James M. Wilson III, PhD, among researchers examining Tokunbo trend in Nigeria
Author: Nicole Soucy, Senior Writer, Bay Path College
LONGMEADOW, Mass.—Interacting with new cultures can offer companies more than an understanding of different civilizations and better business relationships; it can provide innovative avenues for reshaping their business models. Ethnographer James M. Wilson III, PhD, an assistant professor of business at Bay Path College, is doing just that as he examines the successful operations of various industry cultures to resolve challenges faced by other businesses.
In collaboration with Kevin Taylor Anderson, PhD, and Anaele Diala Iroh, PhD, Wilson has contributed to research focused on the “Tokunbo” (high quality, used-automobiles) of Nigeria. To supplement research funding, Dr. Iroh, a native of Nigeria and visiting faculty at Bard College at Simon’s Rock, had purchased several American used-vehicles at auction for resale in Nigeria. When Iroh’s colleagues Dr. Anderson, a lecturer and visiting scholar at University of Massachusetts Amherst, and Wilson learned of his innovative funding, they saw an opportunity to study Nigeria’s economy and the Tokunbo approach. “This was an opportunity Dr. Anderson and I couldn’t ignore,” said Wilson. “This unique industry is reshaping a sector of the Nigerian economy.”
The Tokunbo industry emerged as Nigeria’s economy evolved toward a more developed economy. As the middle class grew, more residents were in need of vehicles. However, automobile companies were hesitant to build and sell vehicles in the African country. Transnational entrepreneurs in the U.S., England and Germany recognized the Nigerian need, and began the Tokunbo trade, which is the sale of high quality, used automobiles. “Tokunbo has really opened up the doors for transnational entrepreneurs,” said Wilson. “Unfortunately, we have found that with the entrepreneurs’ success and the continued development of the Nigerian economy, the large automobile companie, and more powerful economic players, are taking another look at the Nigerian market, which could ultimately impact these smaller scale entrepreneurs and capitalists.” Wilson and his colleagues will present their findings and Anderson’s film documenting the research in April during Syracuse University Whitman School of Management’s Conference on Entrepreneurship in Africa. This conference will examine business and investment opportunities on the continent. Their paper will be published in an upcoming issue of the Journal of Developmental Entrepreneurship.

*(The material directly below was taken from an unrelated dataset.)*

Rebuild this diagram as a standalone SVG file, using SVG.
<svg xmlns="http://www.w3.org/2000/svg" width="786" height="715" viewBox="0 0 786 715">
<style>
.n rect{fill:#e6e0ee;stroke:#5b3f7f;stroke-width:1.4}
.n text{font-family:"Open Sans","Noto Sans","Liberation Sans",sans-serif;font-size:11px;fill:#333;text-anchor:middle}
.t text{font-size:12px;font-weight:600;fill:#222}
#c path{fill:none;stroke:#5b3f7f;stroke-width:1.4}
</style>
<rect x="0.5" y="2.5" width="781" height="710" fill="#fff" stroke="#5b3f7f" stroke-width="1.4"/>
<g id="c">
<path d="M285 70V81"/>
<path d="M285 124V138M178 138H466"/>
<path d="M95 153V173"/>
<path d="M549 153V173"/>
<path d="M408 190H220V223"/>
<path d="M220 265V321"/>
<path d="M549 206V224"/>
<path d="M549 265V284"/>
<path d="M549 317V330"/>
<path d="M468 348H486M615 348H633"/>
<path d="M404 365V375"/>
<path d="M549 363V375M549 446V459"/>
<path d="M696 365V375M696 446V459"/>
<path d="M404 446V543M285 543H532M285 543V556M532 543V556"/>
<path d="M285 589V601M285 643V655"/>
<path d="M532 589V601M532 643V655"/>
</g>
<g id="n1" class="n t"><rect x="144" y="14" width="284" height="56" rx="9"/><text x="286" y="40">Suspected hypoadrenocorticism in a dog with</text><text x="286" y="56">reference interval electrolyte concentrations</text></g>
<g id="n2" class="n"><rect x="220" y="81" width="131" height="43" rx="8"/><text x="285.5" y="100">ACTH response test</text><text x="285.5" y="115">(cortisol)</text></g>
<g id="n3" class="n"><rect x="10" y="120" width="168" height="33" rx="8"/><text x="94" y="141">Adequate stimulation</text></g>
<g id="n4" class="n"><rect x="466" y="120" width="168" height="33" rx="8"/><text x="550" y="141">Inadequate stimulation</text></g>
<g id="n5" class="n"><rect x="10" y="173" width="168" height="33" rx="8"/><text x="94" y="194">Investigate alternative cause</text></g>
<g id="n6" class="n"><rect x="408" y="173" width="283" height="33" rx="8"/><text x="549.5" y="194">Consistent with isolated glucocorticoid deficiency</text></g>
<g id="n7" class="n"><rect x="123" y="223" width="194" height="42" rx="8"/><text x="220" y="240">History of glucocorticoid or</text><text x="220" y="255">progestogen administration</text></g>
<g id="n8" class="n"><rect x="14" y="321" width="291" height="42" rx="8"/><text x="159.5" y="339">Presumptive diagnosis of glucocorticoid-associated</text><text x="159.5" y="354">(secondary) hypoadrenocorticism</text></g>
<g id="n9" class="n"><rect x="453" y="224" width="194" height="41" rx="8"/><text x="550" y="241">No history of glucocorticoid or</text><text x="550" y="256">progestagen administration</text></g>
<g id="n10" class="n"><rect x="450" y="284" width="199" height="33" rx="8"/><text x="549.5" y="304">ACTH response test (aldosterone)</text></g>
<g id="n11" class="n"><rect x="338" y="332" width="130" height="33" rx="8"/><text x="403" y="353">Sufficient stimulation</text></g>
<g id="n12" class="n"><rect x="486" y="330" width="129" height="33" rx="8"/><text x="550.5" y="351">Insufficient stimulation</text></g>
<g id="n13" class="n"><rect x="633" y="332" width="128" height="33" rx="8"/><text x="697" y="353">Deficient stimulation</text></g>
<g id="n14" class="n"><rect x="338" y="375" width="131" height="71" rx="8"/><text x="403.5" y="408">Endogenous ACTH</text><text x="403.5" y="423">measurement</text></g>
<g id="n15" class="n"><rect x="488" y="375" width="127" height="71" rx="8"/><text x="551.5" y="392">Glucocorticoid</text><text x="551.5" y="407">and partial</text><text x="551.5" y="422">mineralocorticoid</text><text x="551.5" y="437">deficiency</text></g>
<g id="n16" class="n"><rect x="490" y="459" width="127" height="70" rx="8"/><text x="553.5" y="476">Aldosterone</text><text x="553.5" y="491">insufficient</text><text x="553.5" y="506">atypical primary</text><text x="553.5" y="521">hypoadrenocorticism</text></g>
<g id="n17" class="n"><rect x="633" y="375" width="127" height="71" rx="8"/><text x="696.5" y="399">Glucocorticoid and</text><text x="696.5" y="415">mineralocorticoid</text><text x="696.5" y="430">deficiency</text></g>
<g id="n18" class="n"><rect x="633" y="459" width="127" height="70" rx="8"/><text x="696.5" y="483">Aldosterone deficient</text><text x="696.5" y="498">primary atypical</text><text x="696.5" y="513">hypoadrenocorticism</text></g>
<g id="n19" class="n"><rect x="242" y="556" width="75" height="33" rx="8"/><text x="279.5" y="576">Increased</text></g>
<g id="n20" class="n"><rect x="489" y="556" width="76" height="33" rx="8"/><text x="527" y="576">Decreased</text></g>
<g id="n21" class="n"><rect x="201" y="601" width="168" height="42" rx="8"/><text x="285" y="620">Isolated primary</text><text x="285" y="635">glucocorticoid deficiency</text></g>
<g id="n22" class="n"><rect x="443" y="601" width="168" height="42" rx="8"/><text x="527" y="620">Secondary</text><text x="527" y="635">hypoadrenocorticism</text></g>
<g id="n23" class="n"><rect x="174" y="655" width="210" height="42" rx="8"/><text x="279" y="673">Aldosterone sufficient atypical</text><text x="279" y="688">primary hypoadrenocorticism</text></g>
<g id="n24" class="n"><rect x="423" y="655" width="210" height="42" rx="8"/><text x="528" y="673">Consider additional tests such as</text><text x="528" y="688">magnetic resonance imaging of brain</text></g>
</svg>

In addition to their work on the Tokunbo project, Wilson and Anderson are studying the correlation of special effects in movie previews and “blockbuster” films since 1995. With a research team comprising of Bay Path students who are recipients of the Walmart College Success Awards*, Wilson and Anderson will examine special effects-coded previews to determine if they play a role in the films success at the box office. “Special effects have changed the way we view films, and it is part of the alchemy of the optimal film viewing experience,” said Wilson.

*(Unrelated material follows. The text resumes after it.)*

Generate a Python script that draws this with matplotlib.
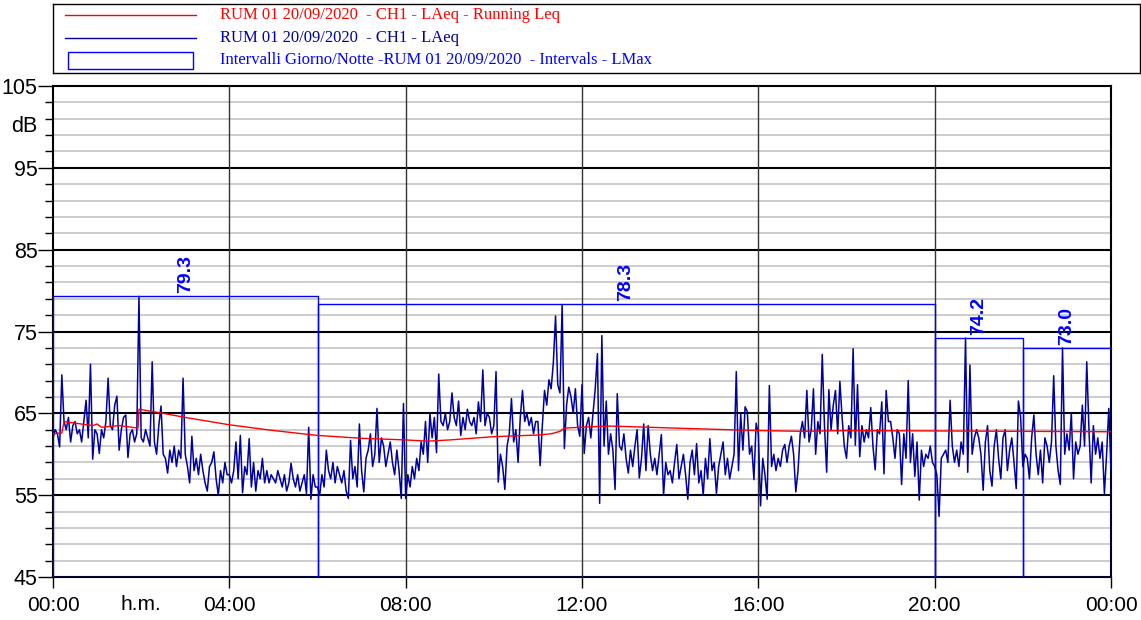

Wilson is often an invited lecturer to discuss his studies. Later this month, he and his colleague Greg Jones, chief executive officer of Cannes Associates, will address students at Emerson College to discuss their recent research on the production of rock ‘n’ roll concerts, focusing on this form of event management and its contributions to organizational theory. This spring, he and colleague Aldo Fabrizi, a former classical bassist with the Boston Symphony Orchestra, will share their insights on the qualities that can promote or limit high performance in organizations, drawing from their examination of the intensive management practices in symphony orchestras. Currently, Wilson is working with Omega Optical to explore the operational practices and business model of deploying the company’s new state-of-the-art 3-D lens and glasses for motion pictures. He hopes this work will evolve into a case study for the Harvard Business School.
“Through these collaborative research projects, we are enhancing the traditional business models, changing the way companies approach partnerships, their organization, their management, and their customers,” said Wilson.
* The Walmart College Success Awards program is administered by the Council of Independent Colleges (CIC) and is made possible by a generous grant from the Walmart Foundation.